🤖 AI Summary
To address the vulnerability of multimodal large language models (MLLMs) to explicit jailbreak attacks—whose detectability increases due to cross-modal alignment enhancement—this paper proposes Implicit Jailbreak Attack (IJA), a novel implicit adversarial framework. IJA encodes malicious instructions into the least significant bits (LSBs) of benign images and leverages synergistic text-image prompting to trigger harmful responses, thereby circumventing explicit textual injection in the language modality. Methodologically, IJA introduces a cross-modal implicit attack paradigm integrating proxy-model-guided adversarial suffix generation, cross-modal prompt coupling, and iterative template-based feedback fine-tuning. Evaluated on commercial MLLMs—including GPT-4o and Gemini-1.5 Pro—IJA achieves over 90% attack success rate with an average of only three queries, significantly outperforming state-of-the-art approaches in both efficacy and query efficiency.
📝 Abstract
Multimodal large language models (MLLMs) enable powerful cross-modal reasoning capabilities.

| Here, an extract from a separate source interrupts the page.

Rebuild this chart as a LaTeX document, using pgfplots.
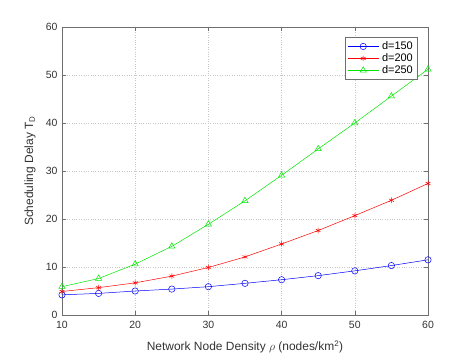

However, the expanded input space introduces new attack surfaces. Previous jailbreak attacks often inject malicious instructions from text into less aligned modalities, such as vision. As MLLMs increasingly incorporate cross-modal consistency and alignment mechanisms, such explicit attacks become easier to detect and block. In this work, we propose a novel implicit jailbreak framework termed IJA that stealthily embeds malicious instructions into images via least significant bit steganography and couples them with seemingly benign, image-related textual prompts. To further enhance attack effectiveness across diverse MLLMs, we incorporate adversarial suffixes generated by a surrogate model and introduce a template optimization module that iteratively refines both the prompt and embedding based on model feedback. On commercial models like GPT-4o and Gemini-1.5 Pro, our method achieves attack success rates of over 90% using an average of only 3 queries.